Most jurisdictions give you a window of 30 to 60 days after the assessment notice is mailed to file an appeal. Miss that deadline and you’re locked into the assessed value for the year, so open your mail from the assessor promptly. The process usually starts with an informal meeting with the assessor, where you present evidence that the land’s market value is lower than what they’ve assigned. Comparable sales of similar vacant parcels in the area are your strongest tool. If the informal process doesn’t produce a satisfactory result, you can escalate to a formal hearing before a review board or, ultimately, to court.
Vacant land assessments are particularly worth scrutinizing because they’re harder for assessors to get right than improved properties. With a house, the assessor has building permits, square footage, and recent neighborhood sales to work with. Vacant land has fewer direct comparables, and assessors sometimes rely on assumptions about development potential that don’t match reality. If your parcel has access problems, environmental restrictions, or other limitations that reduce its value, those facts need to be in your appeal.
A professional independent appraisal typically costs between $350 and several thousand dollars depending on the parcel’s complexity and size. For a high-value parcel where the assessment looks significantly inflated, that cost pays for itself quickly through years of reduced tax bills.
Beyond the regular property tax, vacant land can be subject to special assessments from improvement districts. When a local government builds or upgrades infrastructure like roads, sidewalks, water lines, or sewer connections near your parcel, it may create a special assessment district and bill nearby property owners for a share of the cost.5Federal Highway Administration. Frequently Asked Questions – Special Assessments These charges appear on top of your regular tax bill and can run for years until the infrastructure cost is paid off.
The way the assessment is divided among property owners varies. Some districts split costs by frontage, some by land value, and some by the number of parcels. Vacant land owners sometimes benefit from value-based calculations since their land is worth less than improved neighboring properties, but in districts that split costs equally per parcel, you’ll pay the same amount as the owner of a developed lot next door.
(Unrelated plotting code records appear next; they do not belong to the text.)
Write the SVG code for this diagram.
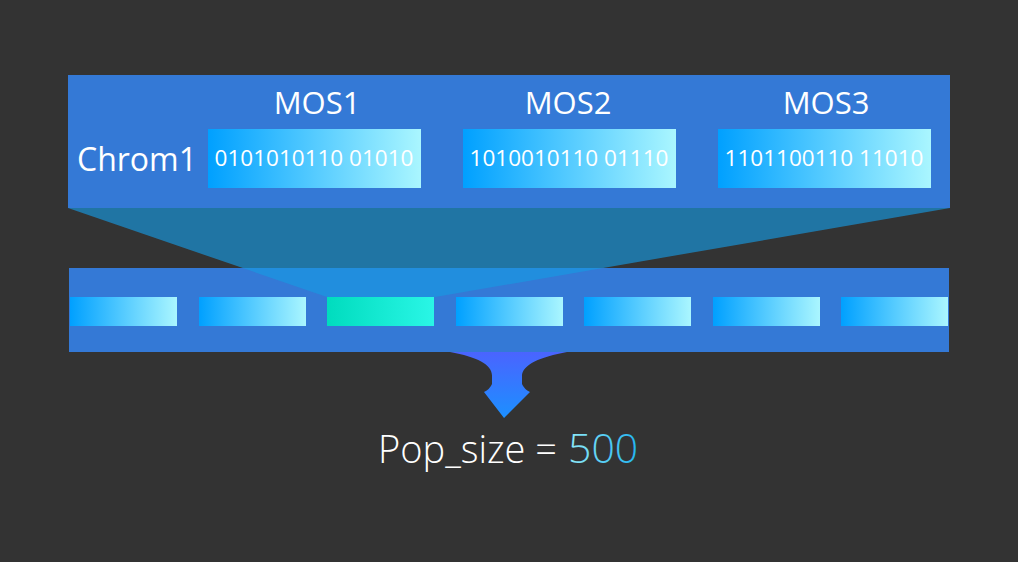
<svg xmlns="http://www.w3.org/2000/svg" width="1018" height="562" viewBox="0 0 1018 562">
<style>
.panel{fill:#3479d6}
.lbl{font-family:"Open Sans","Noto Sans","Liberation Sans",sans-serif;fill:#ffffff}
.bits{font-family:"Open Sans","Noto Sans","Liberation Sans",sans-serif;fill:#ffffff;font-size:22.5px}
.box{fill:url(#gBlue)}
</style>
<defs>
<linearGradient id="gBlue" x1="0" y1="0" x2="1" y2="0">
<stop offset="0" stop-color="#00a0ff"/>
<stop offset="1" stop-color="#aaf6ff"/>
</linearGradient>
<linearGradient id="gGreen" x1="0" y1="0" x2="1" y2="0">
<stop offset="0" stop-color="#00dcbe"/>
<stop offset="1" stop-color="#2af6e6"/>
</linearGradient>
<linearGradient id="gArrow" x1="0" y1="0" x2="0" y2="1">
<stop offset="0" stop-color="#4a64ff"/>
<stop offset="1" stop-color="#1c90ff"/>
</linearGradient>
<linearGradient id="gNum" x1="0" y1="0" x2="1" y2="0">
<stop offset="0" stop-color="#90eaf8"/>
<stop offset="1" stop-color="#22b4f0"/>
</linearGradient>
</defs>
<rect width="1018" height="562" fill="#333333"/>
<g id="population">
<rect class="panel" x="69" y="268" width="880" height="84"/>
</g>
<g id="connectors">
<polygon points="68,208 950,208 435,297 327,297" fill="#179ae2" fill-opacity="0.65"/>
<path d="M450,352 L567,352 C540,357 521,365 522,377 L522,384 Q524,389 530,392 L504,418 L484,392 Q490,389 492,384 L492,377 C493,365 478,357 450,352 Z" fill="url(#gArrow)"/>
</g>
<g id="chromosomes">
<rect class="box" x="70" y="297" width="107" height="29"/>
<rect class="box" x="199" y="297" width="107" height="29"/>
<rect x="327" y="297" width="107" height="29" fill="url(#gGreen)"/>
<rect class="box" x="456" y="297" width="107" height="29"/>
<rect class="box" x="584" y="297" width="107" height="29"/>
<rect class="box" x="713" y="297" width="107" height="29"/>
<rect class="box" x="841" y="297" width="107" height="29"/>
</g>
<g id="chrom1">
<rect class="panel" x="68" y="75" width="882" height="133"/>
<text class="lbl" x="77" y="171" font-size="32">Chrom1</text>
</g>
<g id="mos1">
<text class="lbl" x="317" y="114" font-size="31" text-anchor="middle">MOS1</text>
<rect class="box" x="208" y="129" width="213" height="59"/>
<text class="bits" x="314" y="166" text-anchor="middle">0101010110 01010</text>
</g>
<g id="mos2">
<text class="lbl" x="568" y="114" font-size="31" text-anchor="middle">MOS2</text>
<rect class="box" x="463" y="129" width="213" height="59"/>
<text class="bits" x="569" y="166" text-anchor="middle">1010010110 01110</text>
</g>
<g id="mos3">
<text class="lbl" x="826" y="114" font-size="31" text-anchor="middle">MOS3</text>
<rect class="box" x="718" y="129" width="213" height="59"/>
<text class="bits" x="824" y="166" text-anchor="middle">1101100110 11010</text>
</g>
<g id="popsize">
<text class="lbl" x="378" y="463" font-size="38" font-weight="300">Pop_size =</text>
<text x="568" y="463" font-size="41" font-weight="300" font-family="'Open Sans','Noto Sans','Liberation Sans',sans-serif" fill="url(#gNum)">500</text>
</g>
</svg>
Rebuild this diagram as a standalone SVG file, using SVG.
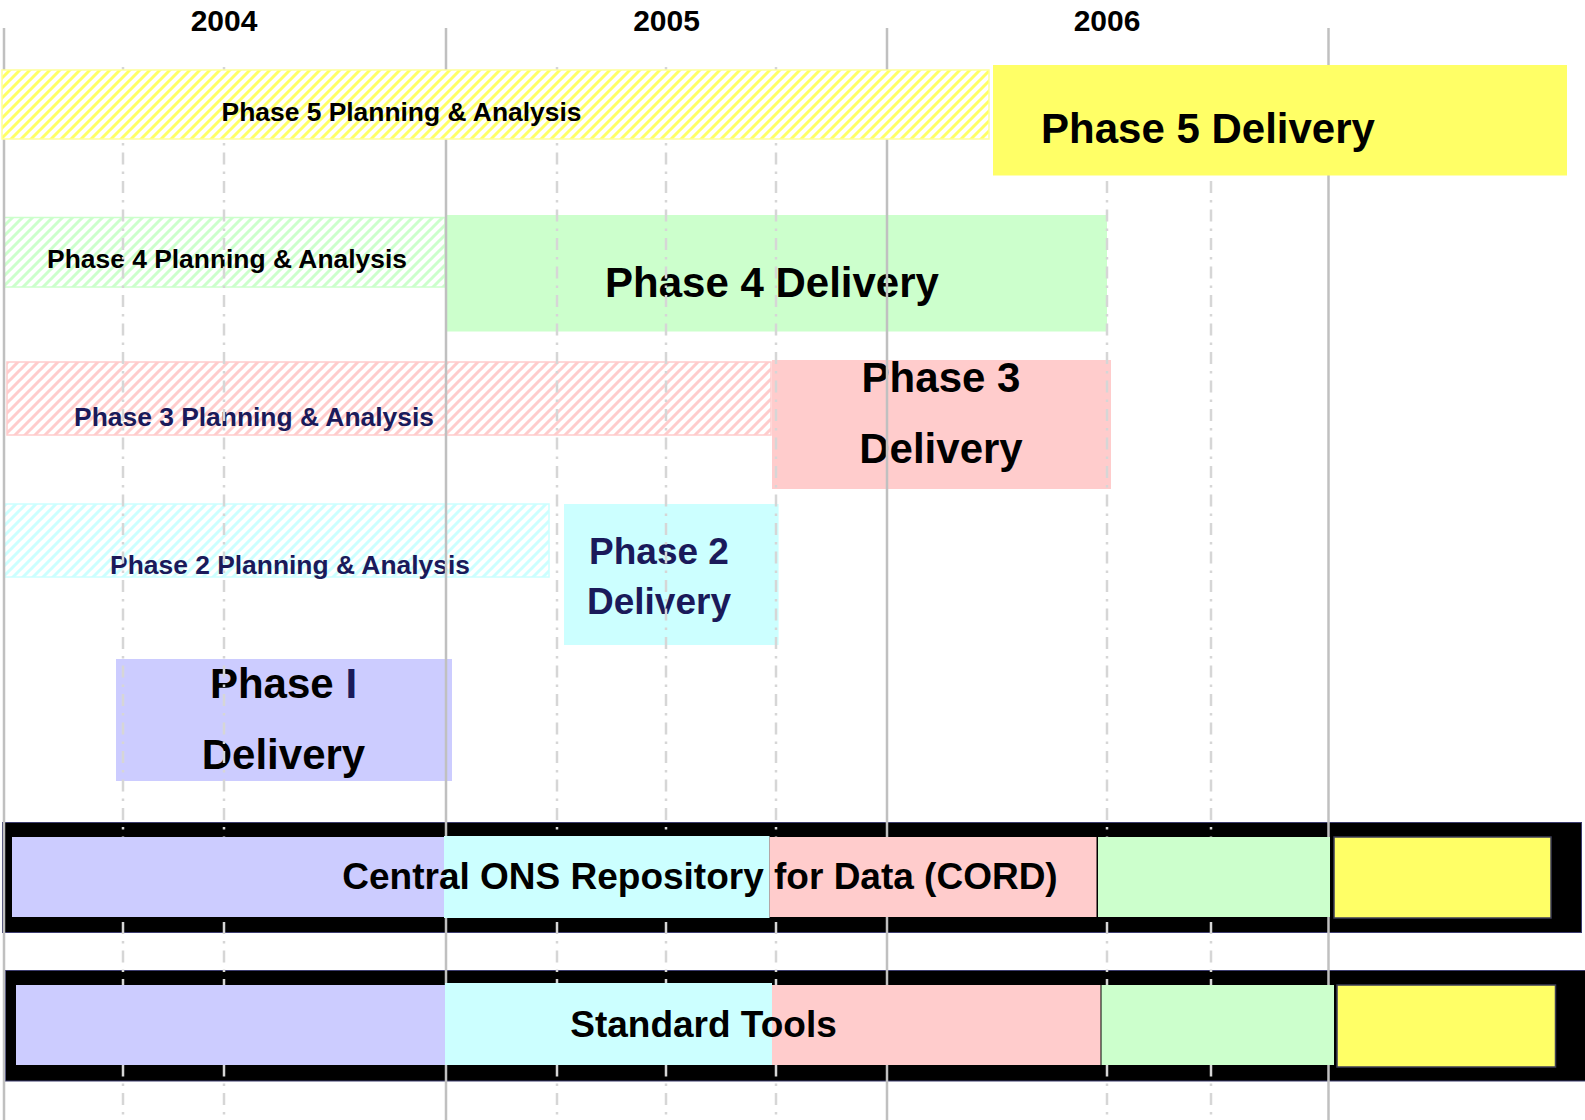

Ignoring a property tax bill on vacant land follows the same escalation path as any other delinquent property tax, and it ends the same way: you can lose the property. When you miss a payment, the taxing authority adds penalties and interest to the balance. Interest rates on delinquent property taxes vary by jurisdiction but commonly run between 1% per month and 18% per year, which adds up fast.
After a set period of delinquency, the local government places a tax lien on your property. That lien takes priority over virtually every other claim, including mortgages. In many jurisdictions, the government then sells the lien to an investor at a tax lien auction. You can redeem the property during a grace period — often one to two years — by paying the full delinquent amount plus interest and fees. If you don’t redeem, the lien holder can foreclose and take ownership of the land.
Vacant land is especially vulnerable to this process because there’s no mortgage lender watching for missed payments and no tenants whose presence makes the loss feel immediate. Owners of remote or inherited parcels sometimes let bills go unopened for years, only to discover the property was sold at a tax sale. If you hold vacant land in a jurisdiction you don’t live in, set up online access to the tax account and turn on payment reminders.